Task objective. From the listing below, copy word for word every line starting at the one that includes "Convert this chart" and ending at the one that includes "const H = 1440;"; the pictures are omitted.
+++ Records to use +++
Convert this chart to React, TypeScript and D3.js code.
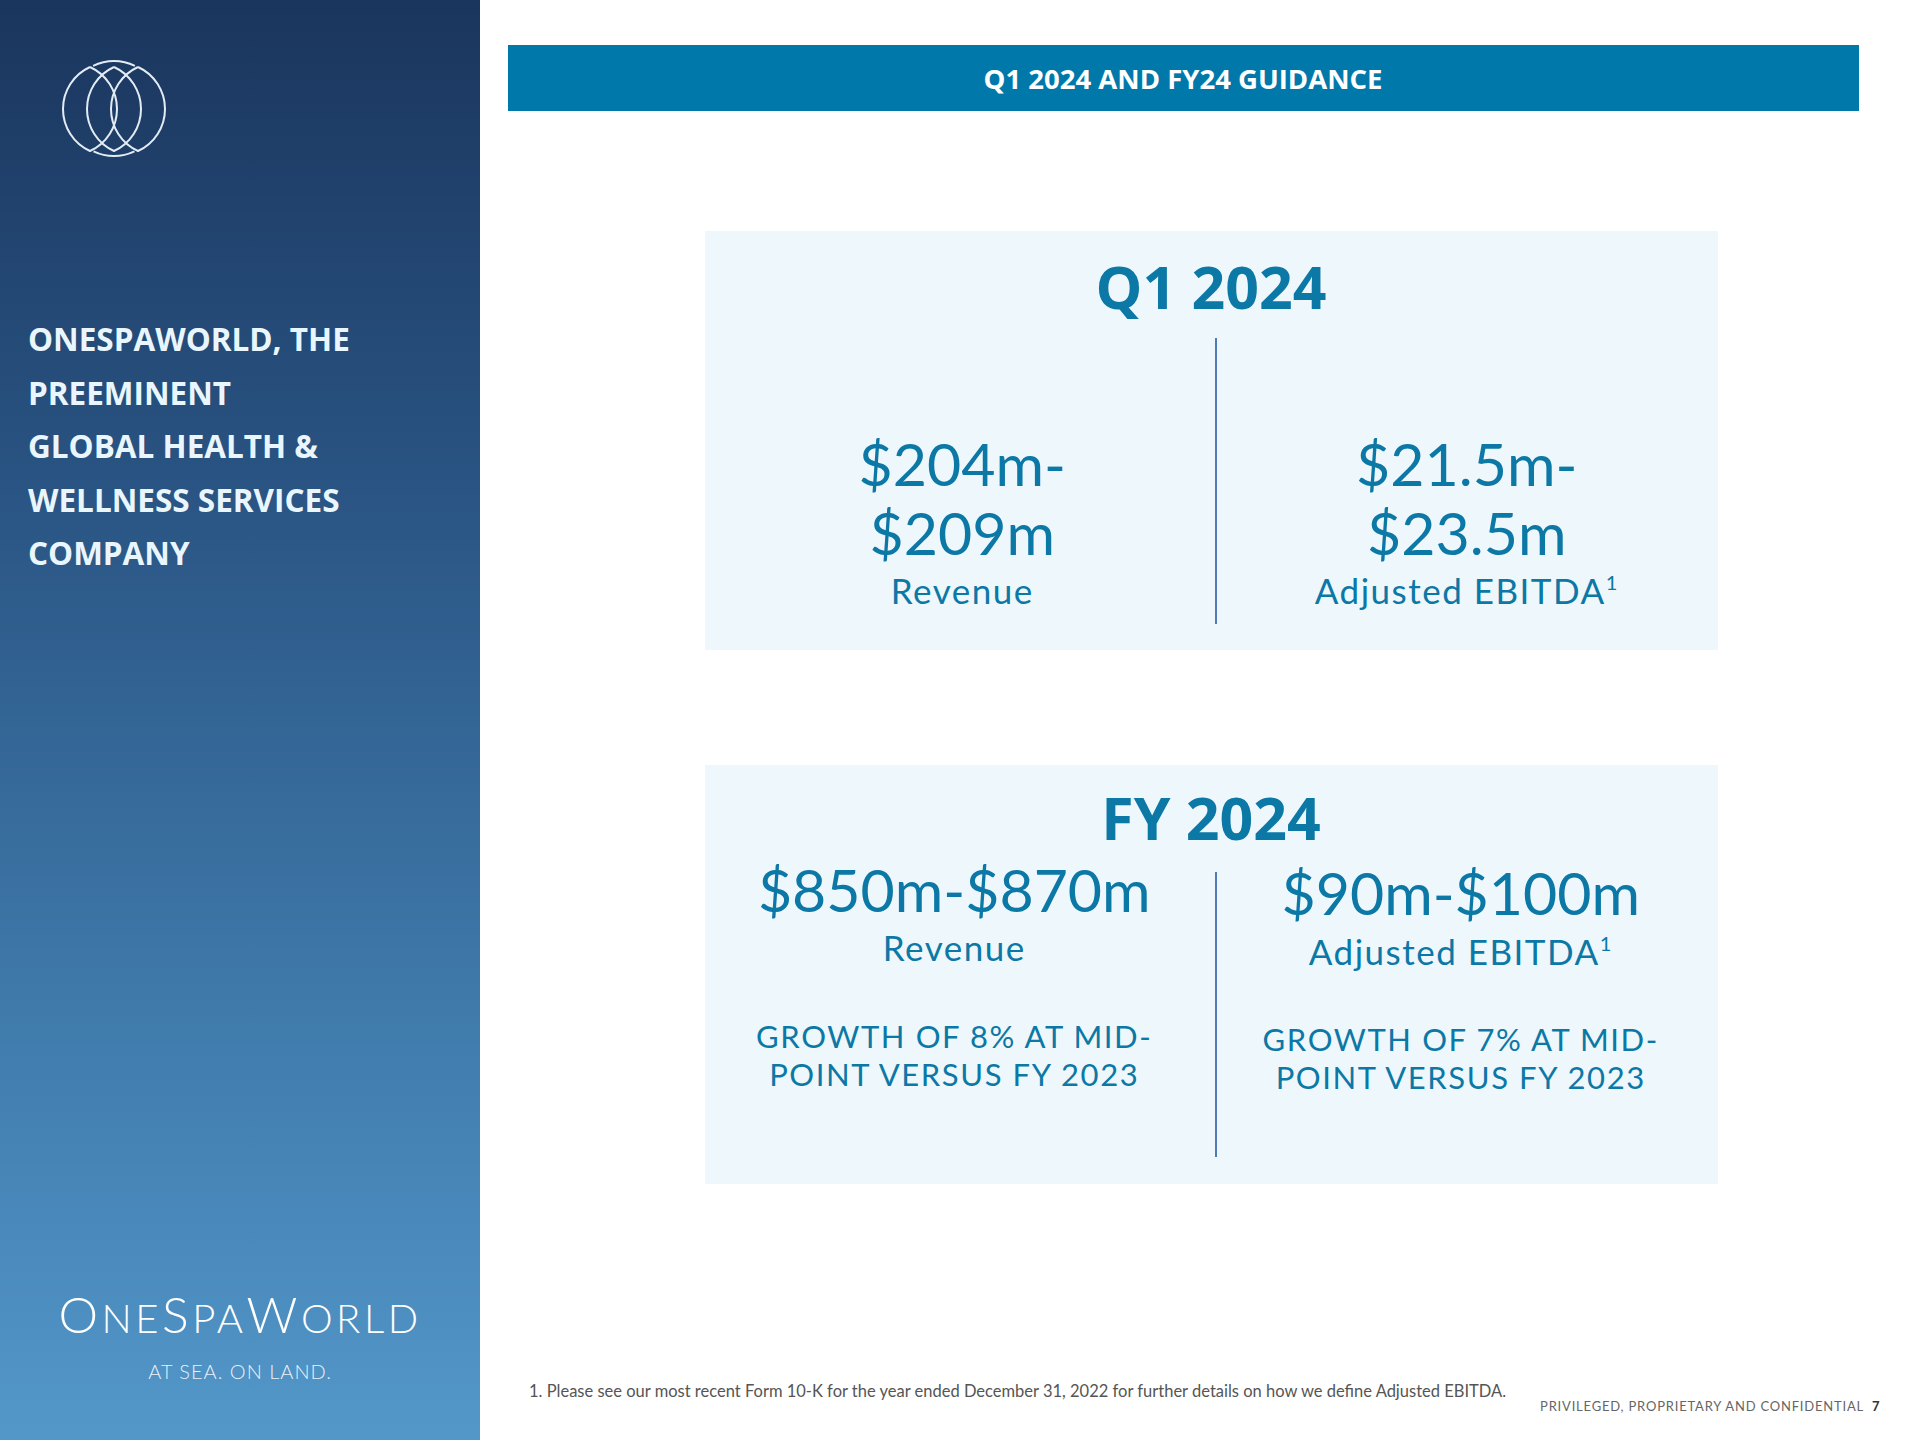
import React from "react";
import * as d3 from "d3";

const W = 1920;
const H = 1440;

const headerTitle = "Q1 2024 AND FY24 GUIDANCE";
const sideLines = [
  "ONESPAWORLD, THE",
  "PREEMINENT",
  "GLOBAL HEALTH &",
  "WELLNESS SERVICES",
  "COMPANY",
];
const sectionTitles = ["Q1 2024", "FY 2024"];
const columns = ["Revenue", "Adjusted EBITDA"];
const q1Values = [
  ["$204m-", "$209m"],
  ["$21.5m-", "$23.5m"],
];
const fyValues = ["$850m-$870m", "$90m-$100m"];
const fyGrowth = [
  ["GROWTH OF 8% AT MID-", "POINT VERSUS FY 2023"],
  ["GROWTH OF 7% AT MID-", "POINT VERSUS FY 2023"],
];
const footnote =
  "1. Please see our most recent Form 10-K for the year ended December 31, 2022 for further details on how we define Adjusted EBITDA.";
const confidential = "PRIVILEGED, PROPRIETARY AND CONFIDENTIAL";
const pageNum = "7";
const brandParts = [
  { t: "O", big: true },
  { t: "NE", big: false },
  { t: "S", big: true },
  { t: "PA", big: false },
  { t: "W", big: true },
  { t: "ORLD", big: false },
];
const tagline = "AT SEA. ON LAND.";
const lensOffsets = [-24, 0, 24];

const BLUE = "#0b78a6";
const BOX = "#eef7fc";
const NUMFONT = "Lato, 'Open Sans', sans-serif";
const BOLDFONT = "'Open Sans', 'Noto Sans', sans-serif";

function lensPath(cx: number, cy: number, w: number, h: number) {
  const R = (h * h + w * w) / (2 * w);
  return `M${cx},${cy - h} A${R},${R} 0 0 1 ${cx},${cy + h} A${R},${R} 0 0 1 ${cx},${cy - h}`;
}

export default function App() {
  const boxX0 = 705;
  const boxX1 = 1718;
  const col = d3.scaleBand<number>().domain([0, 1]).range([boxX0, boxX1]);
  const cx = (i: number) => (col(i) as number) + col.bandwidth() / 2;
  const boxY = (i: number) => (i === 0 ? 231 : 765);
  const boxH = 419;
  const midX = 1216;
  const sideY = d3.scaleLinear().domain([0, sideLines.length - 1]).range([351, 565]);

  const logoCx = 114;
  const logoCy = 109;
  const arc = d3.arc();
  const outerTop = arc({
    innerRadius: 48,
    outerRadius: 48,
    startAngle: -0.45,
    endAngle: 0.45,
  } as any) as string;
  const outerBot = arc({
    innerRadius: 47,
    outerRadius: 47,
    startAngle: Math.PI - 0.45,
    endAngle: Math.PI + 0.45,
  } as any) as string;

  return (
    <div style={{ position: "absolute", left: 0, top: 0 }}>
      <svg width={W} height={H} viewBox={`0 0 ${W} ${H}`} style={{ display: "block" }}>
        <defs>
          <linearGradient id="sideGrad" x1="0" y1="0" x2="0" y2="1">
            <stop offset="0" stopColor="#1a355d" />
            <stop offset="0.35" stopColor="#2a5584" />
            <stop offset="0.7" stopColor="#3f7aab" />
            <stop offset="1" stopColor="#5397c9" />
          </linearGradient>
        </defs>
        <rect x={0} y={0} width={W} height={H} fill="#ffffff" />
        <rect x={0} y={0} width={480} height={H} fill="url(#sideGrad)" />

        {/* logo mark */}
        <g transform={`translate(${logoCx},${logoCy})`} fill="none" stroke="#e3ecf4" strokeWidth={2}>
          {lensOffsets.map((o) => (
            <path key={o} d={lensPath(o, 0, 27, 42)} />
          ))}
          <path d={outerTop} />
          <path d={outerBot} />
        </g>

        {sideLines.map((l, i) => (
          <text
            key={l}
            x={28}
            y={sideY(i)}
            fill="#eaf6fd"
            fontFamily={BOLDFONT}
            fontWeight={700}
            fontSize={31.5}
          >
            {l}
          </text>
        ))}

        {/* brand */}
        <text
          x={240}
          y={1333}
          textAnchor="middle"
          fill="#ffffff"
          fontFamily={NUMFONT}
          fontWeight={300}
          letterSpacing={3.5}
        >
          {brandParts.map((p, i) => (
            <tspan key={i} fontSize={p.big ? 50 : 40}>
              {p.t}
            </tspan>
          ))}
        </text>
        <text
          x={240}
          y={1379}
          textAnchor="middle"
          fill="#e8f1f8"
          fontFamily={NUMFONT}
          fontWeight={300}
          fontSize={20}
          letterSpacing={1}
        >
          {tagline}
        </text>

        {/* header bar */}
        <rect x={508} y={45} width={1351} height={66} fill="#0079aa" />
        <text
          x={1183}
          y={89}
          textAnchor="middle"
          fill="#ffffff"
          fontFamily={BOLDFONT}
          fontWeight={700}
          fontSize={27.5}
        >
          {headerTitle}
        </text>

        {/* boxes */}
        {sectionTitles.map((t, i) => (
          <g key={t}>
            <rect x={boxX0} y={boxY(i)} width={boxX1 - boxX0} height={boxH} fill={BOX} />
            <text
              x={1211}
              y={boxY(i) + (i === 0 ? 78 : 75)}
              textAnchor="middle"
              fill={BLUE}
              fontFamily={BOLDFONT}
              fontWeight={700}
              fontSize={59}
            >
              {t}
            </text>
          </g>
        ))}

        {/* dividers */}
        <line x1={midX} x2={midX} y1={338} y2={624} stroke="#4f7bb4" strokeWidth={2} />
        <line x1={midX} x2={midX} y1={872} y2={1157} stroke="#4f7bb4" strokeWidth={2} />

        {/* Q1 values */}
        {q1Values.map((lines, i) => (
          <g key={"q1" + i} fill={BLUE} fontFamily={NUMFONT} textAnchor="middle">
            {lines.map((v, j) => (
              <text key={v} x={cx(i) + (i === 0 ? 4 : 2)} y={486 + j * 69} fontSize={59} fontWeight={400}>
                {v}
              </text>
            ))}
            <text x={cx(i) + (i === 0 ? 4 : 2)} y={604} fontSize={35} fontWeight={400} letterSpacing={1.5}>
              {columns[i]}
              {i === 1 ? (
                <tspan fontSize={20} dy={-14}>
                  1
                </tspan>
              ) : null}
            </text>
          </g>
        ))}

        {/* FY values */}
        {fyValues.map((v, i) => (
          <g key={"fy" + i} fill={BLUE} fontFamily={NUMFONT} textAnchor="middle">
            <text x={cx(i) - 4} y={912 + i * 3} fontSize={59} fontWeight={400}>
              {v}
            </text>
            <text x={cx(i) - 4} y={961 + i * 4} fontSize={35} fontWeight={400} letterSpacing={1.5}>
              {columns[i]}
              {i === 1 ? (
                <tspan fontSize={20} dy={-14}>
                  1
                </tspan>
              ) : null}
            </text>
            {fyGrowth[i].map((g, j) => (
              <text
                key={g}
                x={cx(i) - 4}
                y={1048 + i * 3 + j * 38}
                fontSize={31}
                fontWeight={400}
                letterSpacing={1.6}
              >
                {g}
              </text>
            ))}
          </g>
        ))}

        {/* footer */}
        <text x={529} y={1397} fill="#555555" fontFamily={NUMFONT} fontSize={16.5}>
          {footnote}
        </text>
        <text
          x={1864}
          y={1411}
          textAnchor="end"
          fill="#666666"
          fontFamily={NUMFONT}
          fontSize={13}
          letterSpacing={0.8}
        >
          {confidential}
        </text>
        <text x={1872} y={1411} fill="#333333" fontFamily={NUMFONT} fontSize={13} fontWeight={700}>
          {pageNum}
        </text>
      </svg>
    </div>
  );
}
+++
+++ Records to use +++
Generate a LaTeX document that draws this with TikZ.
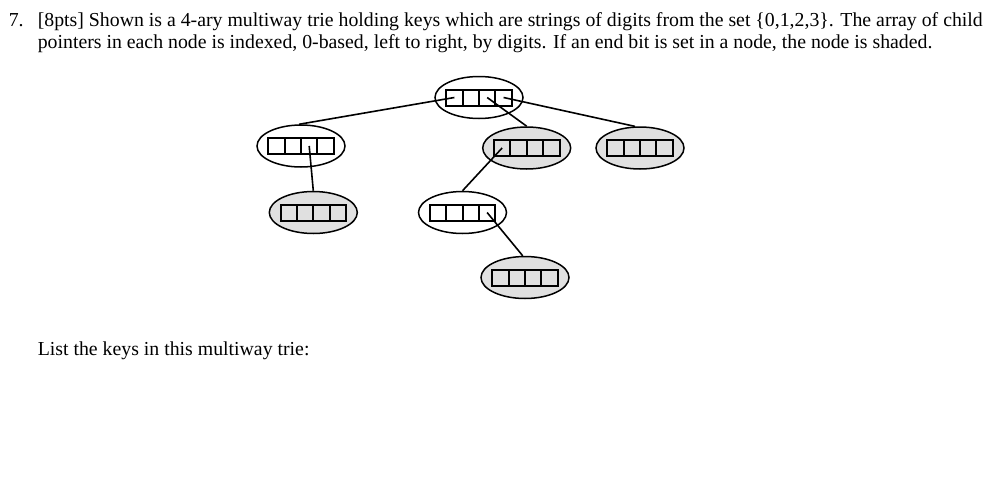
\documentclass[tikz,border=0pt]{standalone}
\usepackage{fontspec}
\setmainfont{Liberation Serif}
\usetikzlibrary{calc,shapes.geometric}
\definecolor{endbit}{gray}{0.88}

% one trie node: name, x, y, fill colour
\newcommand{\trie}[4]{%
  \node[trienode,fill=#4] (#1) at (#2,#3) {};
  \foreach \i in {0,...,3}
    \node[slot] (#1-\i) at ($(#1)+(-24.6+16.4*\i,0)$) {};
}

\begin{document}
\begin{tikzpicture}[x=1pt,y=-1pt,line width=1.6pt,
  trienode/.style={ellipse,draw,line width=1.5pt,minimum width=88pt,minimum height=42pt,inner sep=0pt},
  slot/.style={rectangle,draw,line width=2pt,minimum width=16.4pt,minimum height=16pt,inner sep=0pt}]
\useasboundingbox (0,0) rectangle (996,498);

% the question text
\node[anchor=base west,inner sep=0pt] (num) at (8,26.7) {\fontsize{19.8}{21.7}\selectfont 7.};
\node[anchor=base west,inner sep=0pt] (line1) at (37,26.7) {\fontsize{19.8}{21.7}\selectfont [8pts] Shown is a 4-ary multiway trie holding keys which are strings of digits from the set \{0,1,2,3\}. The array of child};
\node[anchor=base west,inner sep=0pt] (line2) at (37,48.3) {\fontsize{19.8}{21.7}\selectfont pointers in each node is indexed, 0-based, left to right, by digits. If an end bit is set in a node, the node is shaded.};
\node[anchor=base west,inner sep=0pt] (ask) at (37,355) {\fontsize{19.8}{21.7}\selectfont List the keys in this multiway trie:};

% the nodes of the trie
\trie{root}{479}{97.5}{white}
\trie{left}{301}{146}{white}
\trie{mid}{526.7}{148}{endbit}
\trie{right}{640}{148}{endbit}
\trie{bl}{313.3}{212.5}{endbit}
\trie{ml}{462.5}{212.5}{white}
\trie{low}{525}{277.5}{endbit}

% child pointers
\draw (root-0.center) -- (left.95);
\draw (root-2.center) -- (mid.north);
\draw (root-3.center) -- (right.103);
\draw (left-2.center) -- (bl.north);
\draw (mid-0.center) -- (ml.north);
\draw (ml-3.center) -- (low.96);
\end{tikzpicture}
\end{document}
+++
Expected output.
Convert this chart to React, TypeScript and D3.js code.
import React from "react";
import * as d3 from "d3";

const W = 1920;
const H = 1440;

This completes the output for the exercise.